Take-away #1 from David Anderson’s Kanban Coaching workshop.
Kanban (as applied to software development) has created something of a buzz over the past few years growing out of a couple of case studies of David’s along with the experiences of the likes of Arlo Balshee now we have many more experiences from a variety of contexts.
Given this it was interesting to reflect on why a Kanban approach might be right for a team or organisation looking to adopt an agile way of working.
David highlighted a number of reasons why Kanban might be the right approach including:
- Optimising an existing process is easier and more effective than trying to introduce a new one
- Provide what execs want
- Achieving high maturity
The first of these points challenges the approach that many process improvement initiatives have taken in providing new job titles, new process, new document templates and more. By contrast where an organisation has an existing process, possibly with specialisations and tooling in place, a Kanban initiative would seek to model existing workflows and expose issues leaving job titles and working methods intact. This approach is likely to meet less opposition since it cut’s less to what individual contributors care about and identify with. In addition a Kanban system should generate metrics that inform further improvements, for example to working practices. With luck, by this point sufficient buy in will have been achieved to minimise objections.

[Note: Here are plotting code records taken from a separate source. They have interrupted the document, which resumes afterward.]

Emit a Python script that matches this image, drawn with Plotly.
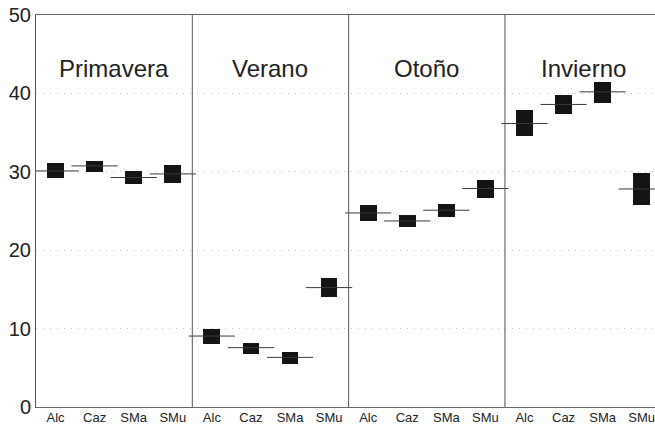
import plotly.graph_objects as go

seasons = ["Primavera", "Verano", "Otoño", "Invierno"]
sites = ["Alc", "Caz", "SMa", "SMu"]

# per season, per site: box top, box bottom, mean
primavera_top = [31.06, 31.39, 30.07, 30.93]
primavera_bot = [29.22, 29.95, 28.41, 28.54]
primavera_mean = [30.11, 30.75, 29.27, 29.73]

verano_top = [9.99, 8.21, 7.01, 16.45]
verano_bot = [8.08, 6.80, 5.53, 14.08]
verano_mean = [9.05, 7.57, 6.33, 15.23]

otono_top = [25.73, 24.46, 25.90, 29.01]
otono_bot = [23.78, 23.01, 24.29, 26.67]
otono_mean = [24.75, 23.73, 25.10, 27.87]

invierno_top = [37.86, 39.81, 41.47, 29.86]
invierno_bot = [34.54, 37.35, 38.72, 25.73]
invierno_mean = [36.16, 38.59, 40.20, 27.81]

y_ticks = [0, 10, 20, 30, 40, 50]

tops = primavera_top + verano_top + otono_top + invierno_top
bots = primavera_bot + verano_bot + otono_bot + invierno_bot
means = primavera_mean + verano_mean + otono_mean + invierno_mean
xpos = list(range(len(tops)))
ticktext = sites * len(seasons)

FONT = "Liberation Sans, Arial, Helvetica, sans-serif"

fig = go.Figure()
fig.add_trace(go.Bar(
    x=xpos, y=[t - b for t, b in zip(tops, bots)], base=bots,
    width=0.43, marker=dict(color="#141414", line=dict(width=0)),
    showlegend=False, hoverinfo="skip",
))
fig.add_trace(go.Scatter(
    x=xpos, y=means, mode="markers",
    marker=dict(symbol="line-ew", size=33, line=dict(width=1, color="#3a3a3a")),
    showlegend=False, hoverinfo="skip",
))

n_sites = len(sites)
for i in range(1, len(seasons)):
    fig.add_shape(type="line", xref="x", yref="paper",
                  x0=i * n_sites - 0.5, x1=i * n_sites - 0.5, y0=0, y1=1,
                  line=dict(color="#555555", width=1))

for i, s in enumerate(seasons):
    fig.add_annotation(x=i * n_sites + (n_sites - 1) / 2, y=43.2, text=s,
                       showarrow=False, xref="x", yref="y",
                       font=dict(family=FONT, size=24, color="#222222"))

fig.update_layout(
    width=655, height=426,
    margin=dict(l=36, r=0, t=15, b=19),
    paper_bgcolor="white", plot_bgcolor="white",
    font=dict(family=FONT, color="#222222"),
    bargap=0,
)
fig.update_xaxes(
    range=[-0.5, 15.34], tickvals=xpos, ticktext=ticktext,
    tickfont=dict(size=13, color="#222222"), ticks="", ticklen=0,
    ticklabeloverflow="allow", ticklabelstandoff=-2,
    showgrid=False, zeroline=False, automargin=False,
    showline=True, linecolor="#666666", linewidth=1, mirror=True,
)
fig.update_yaxes(
    range=[0, 50], tickvals=y_ticks, ticks="", ticklen=0,
    tickfont=dict(size=20, color="#222222"), automargin=False,
    showgrid=True, gridcolor="#c4c4c4", griddash="1px,6px", gridwidth=1,
    zeroline=False, showline=True, linecolor="#555555", linewidth=1,
    mirror=False,
)

fig.write_html(
    "out.html",
    config={"displayModeBar": False},
    post_script="document.body.style.margin='0';document.body.style.overflow='hidden';"
                "document.documentElement.style.overflow='hidden';",
)
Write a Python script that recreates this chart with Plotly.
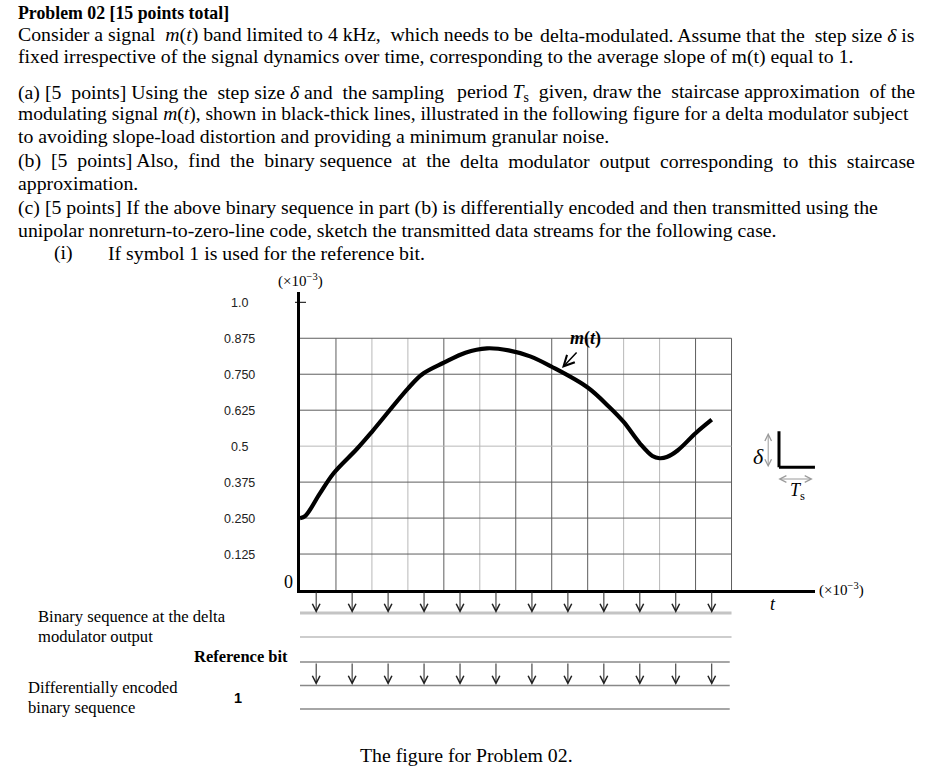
import plotly.graph_objects as go

W, H = 941, 780

# ---------------- data ----------------
t_curve = [0.0, 0.15, 0.55, 0.93, 1.58, 2.0, 3.0, 3.4, 4.0, 4.6, 5.2, 5.8, 6.4, 7.0,
           8.0, 8.6, 9.0, 9.45, 9.8, 10.0, 10.2, 10.5, 11.0, 11.45]
m_curve = [0.25, 0.258, 0.335, 0.405, 0.49, 0.55, 0.70, 0.75, 0.79, 0.825, 0.840, 0.833,
           0.812, 0.776, 0.704, 0.636, 0.584, 0.51, 0.466, 0.458, 0.462, 0.485, 0.545, 0.592]
y_tick_vals = [1.0, 0.875, 0.750, 0.625, 0.5, 0.375, 0.250, 0.125]
y_tick_text = ["1.0", "0.875", "0.750", "0.625", "0.5", "0.375", "0.250", "0.125"]
n_samples = 12
grid_x = list(range(1, 13))
grid_y = [0.125, 0.25, 0.375, 0.5, 0.625, 0.75, 0.875]
light_x = [2, 3, 5, 9, 10]
light_y = [0.5]
delta = 0.125
Ts = 1.0

# ---------------- geometry (reference pixels) ----------------
X0, X1 = 300, 815
YB, YT = 590, 291.7
PX_X = 35.96
PX_Y = 287.7
x_range = [0, (X1 - X0) / PX_X]
y_range = [0, (YB - YT) / PX_Y]
y2_range = [-(H - YB) / PX_Y, 0]


def py(ypx):
    return (YB - ypx) / PX_Y


def fx(x):
    return x / W


def fy(y):
    return 1 - y / H


SERIF = "Liberation Serif, Times New Roman, serif"
SANS = "Liberation Sans, Arial, sans-serif"
NB = "\u00a0"

fig = go.Figure()
fig.add_trace(go.Scatter(x=t_curve, y=m_curve, mode="lines",
                         line=dict(color="black", width=4.2, shape="spline", smoothing=1.0),
                         hoverinfo="skip", showlegend=False, xaxis="x", yaxis="y"))
fig.add_trace(go.Scatter(x=[None], y=[None], mode="lines", hoverinfo="skip",
                         showlegend=False, xaxis="x", yaxis="y2"))

shapes = []
for gx in grid_x:
    c = "#b8b8b8" if gx in light_x else "#5e5e5e"
    shapes.append(dict(type="line", xref="x", yref="y", x0=gx, x1=gx, y0=0, y1=grid_y[-1],
                       line=dict(color=c, width=1), layer="below"))
for gy in grid_y:
    c = "#b8b8b8" if gy in light_y else "#5e5e5e"
    shapes.append(dict(type="line", xref="x", yref="y", x0=0, x1=grid_x[-1], y0=gy, y1=gy,
                       line=dict(color=c, width=1), layer="below"))
# tick at 1.0
shapes.append(dict(type="line", xref="paper", yref="y", x0=fx(295), x1=fx(306),
                   y0=y_tick_vals[0], y1=y_tick_vals[0], line=dict(color="black", width=1)))

# delta / Ts indicator
Lx, Ly = 13.32, py(467.3)
shapes.append(dict(type="line", xref="x", yref="y", x0=Lx, x1=Lx, y0=Ly, y1=Ly + delta,
                   line=dict(color="black", width=3)))
shapes.append(dict(type="line", xref="x", yref="y", x0=Lx, x1=Lx + Ts, y0=Ly, y1=Ly,
                   line=dict(color="black", width=3)))

# answer rows lines
row_lines = [(613, "#c4c4c4", 3, 0.0, 12.0), (637, "#bdbdbd", 1.5, 0.0, 12.0),
             (662, "#888888", 1.5, -0.08, 11.95), (685.5, "#888888", 1.5, -0.08, 11.95),
             (709, "#888888", 1.5, -0.08, 11.95)]
for ypx, c, w, xa, xb in row_lines:
    shapes.append(dict(type="line", xref="x", yref="y2", x0=xa, x1=xb, y0=py(ypx), y1=py(ypx),
                       line=dict(color=c, width=w)))

ann = []
# y tick labels
for v, s in zip(y_tick_vals, y_tick_text):
    ann.append(dict(xref="paper", yref="y", x=fx(239), y=v, text=s, showarrow=False,
                    xanchor="center", yanchor="middle", yshift=-1,
                    font=dict(family=SANS, size=12.5, color="#222")))

# arrows rows
for k in range(n_samples):
    for top, bot in [(590, 613), (662, 685)]:
        ann.append(dict(xref="x", yref="y2", x=k + 0.45, y=py(bot), ax=0, ay=-(bot - top),
                        text="", showarrow=True, arrowhead=5, arrowsize=1.5, arrowwidth=1,
                        arrowcolor="#222", standoff=0, startstandoff=0))

# m(t) arrow + label
ann.append(dict(xref="x", yref="y", x=(562 - X0) / PX_X, y=py(368), ax=16, ay=-17, text="",
                showarrow=True, arrowhead=5, arrowsize=1.4, arrowwidth=1.5, arrowcolor="black",
                standoff=0, startstandoff=0))
ann.append(dict(xref="x", yref="y", x=(585 - X0) / PX_X, y=py(338), text="<b><i>m</i>(<i>t</i>)</b>",
                showarrow=False, xanchor="center", yanchor="middle",
                font=dict(family=SERIF, size=18, color="black")))

# delta / Ts double arrows
ann.append(dict(xref="x", yref="y", x=13.02, y=Ly, axref="x", ayref="y", ax=13.02, ay=Ly + delta,
                text="", showarrow=True, arrowside="end+start", arrowhead=5, arrowsize=1.3,
                arrowwidth=1, arrowcolor="#9a9a9a", standoff=0, startstandoff=0))
ann.append(dict(xref="x", yref="y", x=13.26 + Ts, y=py(479), axref="x", ayref="y", ax=13.26, ay=py(479),
                text="", showarrow=True, arrowside="end+start", arrowhead=5, arrowsize=1.3,
                arrowwidth=1, arrowcolor="#9a9a9a", standoff=0, startstandoff=0))


def txt(s, x, y, size, family=SERIF, xanchor="left", color="black"):
    ann.append(dict(xref="paper", yref="paper", x=fx(x), y=fy(y), text=s, showarrow=False,
                    xanchor=xanchor, yanchor="middle",
                    font=dict(family=family, size=size, color=color)))


def spread(s, n):
    """insert one extra no-break space into n gaps, evenly spaced"""
    parts = s.split(" ")
    g = len(parts) - 1
    picks = set(round((i + 0.5) * g / n - 0.5) for i in range(n)) if n > 0 else set()
    out = parts[0]
    for i, p in enumerate(parts[1:]):
        out += (" " + NB if i in picks else " ") + p
    return out


txt("<i>δ</i>", 758, 456, 22, xanchor="center")
txt("<i>T</i><sub>s</sub>", 797, 491, 18, xanchor="center")
txt("<i>t</i>", 773, 604, 18, xanchor="center")
txt("0", 288, 582, 18, xanchor="center")
txt("(×10<sup>−3</sup>)", 300, 280, 15, xanchor="center")
txt("(×10<sup>−3</sup>)", 817, 589, 15, xanchor="left")

# problem text
FS = 19.8
LEFT, RIGHT = 16, 917
txt("<b>Problem 02 [15 points total]</b>", LEFT, 13, 17.8)

# justified lines: left chunk anchored left, right chunk anchored right
justified = [
    ("Consider a signal <i>m</i>(<i>t</i>) band limited to 4 kHz, which needs to be",
     "delta-modulated. Assume that the step size <i>δ</i> is", 35, 2, 1),
    ("(a) [5 points] Using the step size <i>δ</i> and the sampling",
     "period <i>T</i><sub>s</sub> given, draw the staircase approximation of the", 92, 3, 3),
    ("(b) [5 points] Also, find the binary sequence at the",
     "delta modulator output corresponding to this staircase", 161, 7, 6),
]
for left_s, right_s, y, nl, nr in justified:
    txt(spread(left_s, nl), LEFT, y, FS, xanchor="left")
    txt(spread(right_s, nr), RIGHT, y, FS, xanchor="right")

plain = [
    ("modulating signal <i>m</i>(<i>t</i>), shown in black-thick lines, illustrated in the following figure for a delta modulator subject", LEFT, 114, 19.5),
    ("fixed irrespective of the signal dynamics over time, corresponding to the average slope of m(t) equal to 1.", LEFT, 57, FS),
    ("to avoiding slope-load distortion and providing a minimum granular noise.", LEFT, 136, FS),
    ("approximation.", LEFT, 183, FS),
    ("(c) [5 points] If the above binary sequence in part (b) is differentially encoded and then transmitted using the", LEFT, 208, FS),
    ("unipolar nonreturn-to-zero-line code, sketch the transmitted data streams for the following case.", LEFT, 230, FS),
    ("(i)", 52, 253, FS),
    ("If symbol 1 is used for the reference bit.", 106, 253, FS),
]
for s, x, y, fs in plain:
    txt(s, x, y, fs)

txt("Binary sequence at the delta", 36, 616, 16.6)
txt("modulator output", 36, 636, 16.6)
txt("<b>Reference bit</b>", 192, 656, 16.5)
txt("Differentially encoded", 26, 687, 16.6)
txt("binary sequence", 26, 707, 16.6)
txt("<b>1</b>", 238, 698, 14.5, family=SANS, xanchor="center")
txt("The figure for Problem 02.", 466, 755, 19.8, xanchor="center")

fig.update_layout(
    width=W, height=H, margin=dict(l=0, r=0, t=0, b=0),
    paper_bgcolor="white", plot_bgcolor="white", showlegend=False,
    xaxis=dict(domain=[fx(X0), fx(X1)], range=x_range, showline=True, linecolor="black",
               linewidth=3, showgrid=False, zeroline=False, showticklabels=False, ticks="",
               anchor="y", fixedrange=True),
    yaxis=dict(domain=[fy(YB), fy(YT)], range=y_range, showline=True,
               linecolor="black", linewidth=2.5, showgrid=False, zeroline=False,
               showticklabels=False, ticks="", anchor="x", fixedrange=True),
    yaxis2=dict(domain=[0, fy(YB)], range=y2_range, visible=False, anchor="x",
                fixedrange=True),
    shapes=shapes, annotations=ann,
)

fig.write_html("out.html", config={"displayModeBar": False},
               post_script="document.body.style.margin='0';")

The second point cuts to one of David’s mantra’s. Exec’s, he asserts, all want the following:
- Business Agility
- Good governance
In addition David likes to emphasise
- Empowerment without loss of control
- Self organisation without fear
Two aspects of David’s approach to applying Kanban appear to contribute a great deal to keeping these promises. The first is an emphasis on metrics. Particularly where an electronic tool is employed a Kanban system can inform a wide variety of management decisions. This is often missing where agile teams rely on a more emotional output from retrospectives. The second aspect is the exposing of policies. Many classes of issues that constrain the performance of development teams can be described as policies. Once de-personalised these can be considered with respect to the risk that they serve to mitigate and the benefit they bring as contrasted to the over-head.
And finally we come to the maturity argument. A high maturity organisation will be able to; make statistically defensible decisions, implement causal analysis and resolution and effectively deploy process improvements.
While a Kanban system will provide a rich set of metrics and enables the application of a great deal of knowledge accrued in the management of pull systems, it’s great strength (from my perspective) is process improvement. A Kanban system will make any mismatch in capacity between specialists visibile. The board can be annotated with information regarding blocking issues. But, best of all, where a blockage occurs the Kanban system will release resources to deal with the constraint.
Given this focus it seems likely that a Kanban approach may appeal to a class of organisation who see little appeal in more developer centric approaches. Kanban offers a tool set for the management of knowledge work. However, while Scrum and XP expose trust and respect as key principles these remain a choice for the manager applying Kanban.